Toufiq Majeed, a young dentist, tells The Independent he usually walks down Edgware Road and admires the treeline in Hyde Park beyond Marble Arch. This view is now blocked by the mound. “I preferred how it was before,” he says matter-of-factly.
He also points to a white canvas section beneath the mound’s viewpoint. “It would have been nice if they finished it off. I don’t like this white bit on the side.”
George Seitanidis, a student who walks past a little later, has the same opinion. “The white part is a little bit ugly, I find.
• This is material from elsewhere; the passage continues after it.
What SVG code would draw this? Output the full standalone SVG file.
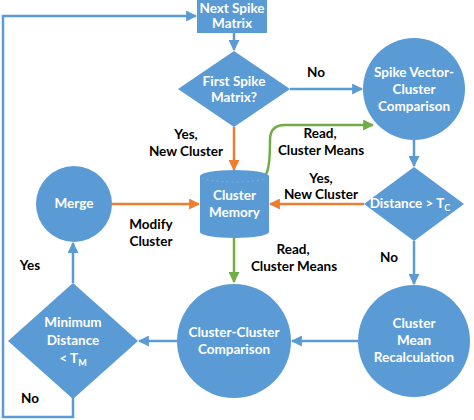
<svg xmlns="http://www.w3.org/2000/svg" width="474" height="420" viewBox="0 0 474 420">
<style>
.n{fill:#5B9BD5}
.t{font-family:Lato,"Open Sans",sans-serif;font-weight:bold;font-size:13.5px;fill:#fff;text-anchor:middle}
.l{font-family:Lato,"Open Sans",sans-serif;font-weight:bold;font-size:13.5px;fill:#000;text-anchor:middle}
.b{stroke:#5B9BD5;stroke-width:2.5;fill:none}
.o{stroke:#ED7D31;stroke-width:2.5;fill:none}
.g{stroke:#70AD47;stroke-width:2.5;fill:none}
</style>
<defs>
<marker id="ab" viewBox="0 0 10 10" refX="9" refY="5" markerWidth="4.4" markerHeight="4.4" orient="auto" markerUnits="strokeWidth"><path d="M0,0L10,5L0,10z" fill="#5B9BD5"/></marker>
<marker id="ao" viewBox="0 0 10 10" refX="9" refY="5" markerWidth="4.4" markerHeight="4.4" orient="auto" markerUnits="strokeWidth"><path d="M0,0L10,5L0,10z" fill="#ED7D31"/></marker>
<marker id="ag" viewBox="0 0 10 10" refX="9" refY="5" markerWidth="4.4" markerHeight="4.4" orient="auto" markerUnits="strokeWidth"><path d="M0,0L10,5L0,10z" fill="#70AD47"/></marker>
</defs>
<g id="connectors">
<path class="b" d="M234,33L234,50" marker-end="url(#ab)"/>
<path class="b" d="M290,89L362,89" marker-end="url(#ab)"/>
<path class="o" d="M234,127L234,170" marker-end="url(#ao)"/>
<path class="g" d="M266,174C270,168 270,150 270,140Q270,125 285,125L373,125" marker-end="url(#ag)"/>
<path class="b" d="M414,140L414,166" marker-end="url(#ab)"/>
<path class="o" d="M364,204L270,204" marker-end="url(#ao)"/>
<path class="b" d="M414,241L414,284" marker-end="url(#ab)"/>
<path class="g" d="M234,238L234,282" marker-end="url(#ag)"/>
<path class="o" d="M112,204L199,204" marker-end="url(#ao)"/>
<path class="b" d="M358,341L292,341" marker-end="url(#ab)"/>
<path class="b" d="M177,341L139,341" marker-end="url(#ab)"/>
<path class="b" d="M73,283L73,243" marker-end="url(#ab)"/>
<path class="b" d="M73,398L73,417L3,417L3,16L196,16" marker-end="url(#ab)"/>
</g>
<g id="next-spike-matrix">
<rect class="n" x="197" y="0" width="70" height="33"/>
<text class="t" x="232" y="13">Next Spike</text>
<text class="t" x="232" y="28">Matrix</text>
</g>
<g id="first-spike-matrix">
<polygon class="n" points="234,51 290,89 234,127 178,89"/>
<text class="t" x="234" y="86">First Spike</text>
<text class="t" x="234" y="102">Matrix?</text>
</g>
<g id="spike-vector-cluster">
<circle class="n" cx="414" cy="89" r="51"/>
<text class="t" x="414" y="77">Spike Vector-</text>
<text class="t" x="414" y="94">Cluster</text>
<text class="t" x="414" y="111">Comparison</text>
</g>
<g id="cluster-memory">
<path class="n" d="M200,176A34.5,6 0 0 1 269,176L269,232A34.5,6 0 0 1 200,232Z"/>
<path d="M202,178A34.5,6 0 0 0 267,178" fill="none" stroke="#7fb2e0" stroke-width="1" stroke-dasharray="2,3"/>
<text class="t" x="234.5" y="200">Cluster</text>
<text class="t" x="234.5" y="217">Memory</text>
</g>
<g id="distance-tc">
<polygon class="n" points="414,167 464,204 414,241 364,204"/>
<text class="t" x="410" y="208">Distance &gt; T<tspan font-size="9" dy="3">C</tspan></text>
</g>
<g id="merge">
<circle class="n" cx="74" cy="204" r="38"/>
<text class="t" x="74" y="208">Merge</text>
</g>
<g id="cluster-cluster">
<circle class="n" cx="234" cy="341" r="57"/>
<text class="t" x="234" y="337">Cluster-Cluster</text>
<text class="t" x="234" y="354">Comparison</text>
</g>
<g id="cluster-mean">
<circle class="n" cx="414" cy="341" r="56"/>
<text class="t" x="414" y="328">Cluster</text>
<text class="t" x="414" y="345">Mean</text>
<text class="t" x="414" y="362">Recalculation</text>
</g>
<g id="minimum-distance">
<polygon class="n" points="73,283 138,341 73,399 8,341"/>
<text class="t" x="73" y="327">Minimum</text>
<text class="t" x="73" y="345">Distance</text>
<text class="t" x="73" y="363">&lt; T<tspan font-size="9" dy="3">M</tspan></text>
</g>
<g id="labels">
<text class="l" x="316" y="77">No</text>
<text class="l" x="186" y="139">Yes,</text>
<text class="l" x="186" y="156">New Cluster</text>
<text class="l" x="320" y="138">Read,</text>
<text class="l" x="321" y="155">Cluster Means</text>
<text class="l" x="321" y="183">Yes,</text>
<text class="l" x="321" y="199">New Cluster</text>
<text class="l" x="151" y="229">Modify</text>
<text class="l" x="151" y="246">Cluster</text>
<text class="l" x="293" y="254">Read,</text>
<text class="l" x="294" y="271">Cluster Means</text>
<text class="l" x="389" y="262">No</text>
<text class="l" x="30" y="270">Yes</text>
<text class="l" x="30" y="403">No</text>
</g>
</svg>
It puts me off the whole thing.” His friend, Sophia Plaar, had planned to climb the stairs to the viewpoint, but was put off by the prices, which start at £4.50 for adults.
The pair believe the concept will not work in the current travel climate, given the shortage of tourists in London. “You can tell by how empty it is,” Mr Seitanidis says. “Yeah, there’s no one there,” Ms Plaar agrees. If they are correct, Westminster City Council could struggle to recoup its outgoings.
Michael White, who lives just across from Marble Arch, has stronger feelings about what he judges to be an eyesore. For him, the money should have been spent by the council on other things. “I can’t see the point of wasting £2m on that lump, when every day I go for a walk and fall arse over head because the pavements are disgusting in Westminster.”
Marble Arch Mound does have some admirers, however. Architect Chris Choa says the installation is “fantastic” and puts attention on an “unloved part of the city”. He and Sarah Elson say they are both fans of the views, shortly after they descend from the top of the artificial hill.
“All of us have passed through this area hundreds of times. Just to alter the perspective a little bit makes it really exciting and new. I think it’s fantastic,” he says.
Mr Choa also suggests the site is a clever play on permanence and impermanence. “It looks like a hill that’s been here for generations, and from underneath it’s just very light scaffolding that could be blown away in a day.”
One thing the mound certainly has going for it is sustainability. Unlike some other installations, its constituent parts will all be reused, with the wood, soil, grass, and trees set to be incorporated into nearby gardens and parks when the attraction closes in early January.
This is unlikely to be much of a consolation to Mr White. He is flummoxed by the council’s decision and says tongue in cheek: “There’s a big place over there called Hyde Park. It’s got lots of green and lots of grass – maybe they don’t know.”